Omit every picture and return the rest of the data unaltered.

DATA LINES:

-- Start --

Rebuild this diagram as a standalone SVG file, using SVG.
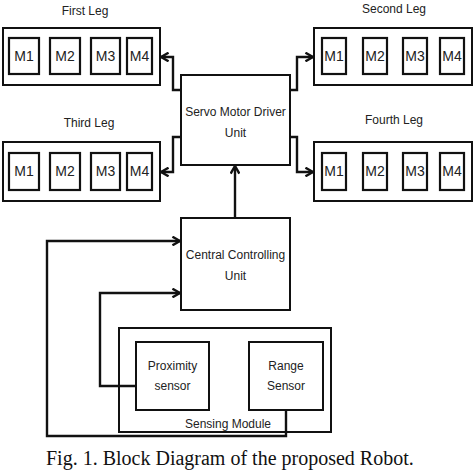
<svg xmlns="http://www.w3.org/2000/svg" width="474" height="470" viewBox="0 0 474 470">
<style>
.box{fill:#fff;stroke:#111;stroke-width:2}
.mb{fill:#fff;stroke:#111;stroke-width:2.2}
.t{font-family:"Liberation Sans",Arial,sans-serif;font-size:12px;fill:#222;text-anchor:middle}
.m{font-family:"Liberation Sans",Arial,sans-serif;font-size:14px;fill:#222;text-anchor:middle}
.c{fill:none;stroke:#111;stroke-width:2.4}
.cap{font-family:"Liberation Serif","Times New Roman",serif;font-size:20px;fill:#111}
</style>
<defs>
<marker id="ah" viewBox="0 0 10 10" refX="9" refY="5" markerWidth="4.5" markerHeight="4.5" orient="auto" markerUnits="strokeWidth">
<polyline points="2,1 9,5 2,9" fill="none" stroke="#111" stroke-width="2.2"/>
</marker>
</defs>
<text class="cap" x="46" y="465">Fig. 1. Block Diagram of the proposed Robot.</text>
<g id="first-leg">
<text class="t" x="85" y="15">First Leg</text>
<rect class="box" x="3" y="28" width="157" height="57"/>
<rect class="mb" x="9" y="38" width="30" height="36"/><text class="m" x="24" y="61">M1</text>
<rect class="mb" x="50" y="38" width="30" height="36"/><text class="m" x="65" y="61">M2</text>
<rect class="mb" x="91" y="38" width="29" height="36"/><text class="m" x="105.5" y="61">M3</text>
<rect class="mb" x="127" y="38" width="25" height="36"/><text class="m" x="139.5" y="61">M4</text>
</g>
<g id="second-leg">
<text class="t" x="394" y="13">Second Leg</text>
<rect class="box" x="314" y="28" width="158" height="57"/>
<rect class="mb" x="322" y="38" width="24" height="36"/><text class="m" x="334" y="61">M1</text>
<rect class="mb" x="363" y="38" width="24" height="36"/><text class="m" x="375" y="61">M2</text>
<rect class="mb" x="403" y="38" width="24" height="36"/><text class="m" x="415" y="61">M3</text>
<rect class="mb" x="440" y="38" width="24" height="36"/><text class="m" x="452" y="61">M4</text>
</g>
<g id="third-leg">
<text class="t" x="89" y="127">Third Leg</text>
<rect class="box" x="3" y="142" width="157" height="59"/>
<rect class="mb" x="9" y="153" width="30" height="37"/><text class="m" x="24" y="176">M1</text>
<rect class="mb" x="50" y="153" width="30" height="37"/><text class="m" x="65" y="176">M2</text>
<rect class="mb" x="91" y="153" width="29" height="37"/><text class="m" x="105.5" y="176">M3</text>
<rect class="mb" x="127" y="153" width="25" height="37"/><text class="m" x="139.5" y="176">M4</text>
</g>
<g id="fourth-leg">
<text class="t" x="394" y="124">Fourth Leg</text>
<rect class="box" x="314" y="142" width="158" height="59"/>
<rect class="mb" x="322" y="153" width="24" height="37"/><text class="m" x="334" y="176">M1</text>
<rect class="mb" x="363" y="153" width="24" height="37"/><text class="m" x="375" y="176">M2</text>
<rect class="mb" x="403" y="153" width="24" height="37"/><text class="m" x="415" y="176">M3</text>
<rect class="mb" x="440" y="153" width="24" height="37"/><text class="m" x="452" y="176">M4</text>
</g>
<g id="servo">
<rect class="box" x="181" y="75" width="109" height="90"/>
<text class="t" x="235.5" y="116">Servo Motor Driver</text>
<text class="t" x="235.5" y="137">Unit</text>
</g>
<g id="ccu">
<rect class="box" x="181" y="218" width="109" height="92"/>
<text class="t" x="235.5" y="259">Central Controlling</text>
<text class="t" x="235.5" y="280">Unit</text>
</g>
<g id="sensing-module">
<rect class="box" x="119" y="328" width="212" height="104"/>
<text class="t" x="228" y="428">Sensing Module</text>
</g>
<g id="proximity">
<rect class="box" x="136" y="342" width="73" height="68"/>
<text class="t" x="172.5" y="370">Proximity</text>
<text class="t" x="172.5" y="390">sensor</text>
</g>
<g id="range">
<rect class="box" x="249" y="342" width="74" height="68"/>
<text class="t" x="286" y="370">Range</text>
<text class="t" x="286" y="390">Sensor</text>
</g>
<g id="connectors">
<polyline class="c" points="181,90 173,90 173,57 161,57" marker-end="url(#ah)"/>
<polyline class="c" points="290,90 297,90 297,57 313,57" marker-end="url(#ah)"/>
<polyline class="c" points="181,137 173,137 173,172 161,172" marker-end="url(#ah)"/>
<polyline class="c" points="290,137 297,137 297,172 313,172" marker-end="url(#ah)"/>
<polyline class="c" points="235,218 235,166" marker-end="url(#ah)"/>
<polyline class="c" points="286,410 286,436 47,436 47,241 180,241" marker-end="url(#ah)"/>
<polyline class="c" points="136,386 100,386 100,293 180,293" marker-end="url(#ah)"/>
</g>
</svg>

-- End --

THE ANSWER:
Rebuild this diagram as a standalone SVG file, using SVG.
<svg xmlns="http://www.w3.org/2000/svg" width="474" height="470" viewBox="0 0 474 470">
<style>
.box{fill:#fff;stroke:#111;stroke-width:2}
.mb{fill:#fff;stroke:#111;stroke-width:2.2}
.t{font-family:"Liberation Sans",Arial,sans-serif;font-size:12px;fill:#222;text-anchor:middle}
.m{font-family:"Liberation Sans",Arial,sans-serif;font-size:14px;fill:#222;text-anchor:middle}
.c{fill:none;stroke:#111;stroke-width:2.4}
.cap{font-family:"Liberation Serif","Times New Roman",serif;font-size:20px;fill:#111}
</style>
<defs>
<marker id="ah" viewBox="0 0 10 10" refX="9" refY="5" markerWidth="4.5" markerHeight="4.5" orient="auto" markerUnits="strokeWidth">
<polyline points="2,1 9,5 2,9" fill="none" stroke="#111" stroke-width="2.2"/>
</marker>
</defs>
<text class="cap" x="46" y="465">Fig. 1. Block Diagram of the proposed Robot.</text>
<g id="first-leg">
<text class="t" x="85" y="15">First Leg</text>
<rect class="box" x="3" y="28" width="157" height="57"/>
<rect class="mb" x="9" y="38" width="30" height="36"/><text class="m" x="24" y="61">M1</text>
<rect class="mb" x="50" y="38" width="30" height="36"/><text class="m" x="65" y="61">M2</text>
<rect class="mb" x="91" y="38" width="29" height="36"/><text class="m" x="105.5" y="61">M3</text>
<rect class="mb" x="127" y="38" width="25" height="36"/><text class="m" x="139.5" y="61">M4</text>
</g>
<g id="second-leg">
<text class="t" x="394" y="13">Second Leg</text>
<rect class="box" x="314" y="28" width="158" height="57"/>
<rect class="mb" x="322" y="38" width="24" height="36"/><text class="m" x="334" y="61">M1</text>
<rect class="mb" x="363" y="38" width="24" height="36"/><text class="m" x="375" y="61">M2</text>
<rect class="mb" x="403" y="38" width="24" height="36"/><text class="m" x="415" y="61">M3</text>
<rect class="mb" x="440" y="38" width="24" height="36"/><text class="m" x="452" y="61">M4</text>
</g>
<g id="third-leg">
<text class="t" x="89" y="127">Third Leg</text>
<rect class="box" x="3" y="142" width="157" height="59"/>
<rect class="mb" x="9" y="153" width="30" height="37"/><text class="m" x="24" y="176">M1</text>
<rect class="mb" x="50" y="153" width="30" height="37"/><text class="m" x="65" y="176">M2</text>
<rect class="mb" x="91" y="153" width="29" height="37"/><text class="m" x="105.5" y="176">M3</text>
<rect class="mb" x="127" y="153" width="25" height="37"/><text class="m" x="139.5" y="176">M4</text>
</g>
<g id="fourth-leg">
<text class="t" x="394" y="124">Fourth Leg</text>
<rect class="box" x="314" y="142" width="158" height="59"/>
<rect class="mb" x="322" y="153" width="24" height="37"/><text class="m" x="334" y="176">M1</text>
<rect class="mb" x="363" y="153" width="24" height="37"/><text class="m" x="375" y="176">M2</text>
<rect class="mb" x="403" y="153" width="24" height="37"/><text class="m" x="415" y="176">M3</text>
<rect class="mb" x="440" y="153" width="24" height="37"/><text class="m" x="452" y="176">M4</text>
</g>
<g id="servo">
<rect class="box" x="181" y="75" width="109" height="90"/>
<text class="t" x="235.5" y="116">Servo Motor Driver</text>
<text class="t" x="235.5" y="137">Unit</text>
</g>
<g id="ccu">
<rect class="box" x="181" y="218" width="109" height="92"/>
<text class="t" x="235.5" y="259">Central Controlling</text>
<text class="t" x="235.5" y="280">Unit</text>
</g>
<g id="sensing-module">
<rect class="box" x="119" y="328" width="212" height="104"/>
<text class="t" x="228" y="428">Sensing Module</text>
</g>
<g id="proximity">
<rect class="box" x="136" y="342" width="73" height="68"/>
<text class="t" x="172.5" y="370">Proximity</text>
<text class="t" x="172.5" y="390">sensor</text>
</g>
<g id="range">
<rect class="box" x="249" y="342" width="74" height="68"/>
<text class="t" x="286" y="370">Range</text>
<text class="t" x="286" y="390">Sensor</text>
</g>
<g id="connectors">
<polyline class="c" points="181,90 173,90 173,57 161,57" marker-end="url(#ah)"/>
<polyline class="c" points="290,90 297,90 297,57 313,57" marker-end="url(#ah)"/>
<polyline class="c" points="181,137 173,137 173,172 161,172" marker-end="url(#ah)"/>
<polyline class="c" points="290,137 297,137 297,172 313,172" marker-end="url(#ah)"/>
<polyline class="c" points="235,218 235,166" marker-end="url(#ah)"/>
<polyline class="c" points="286,410 286,436 47,436 47,241 180,241" marker-end="url(#ah)"/>
<polyline class="c" points="136,386 100,386 100,293 180,293" marker-end="url(#ah)"/>
</g>
</svg>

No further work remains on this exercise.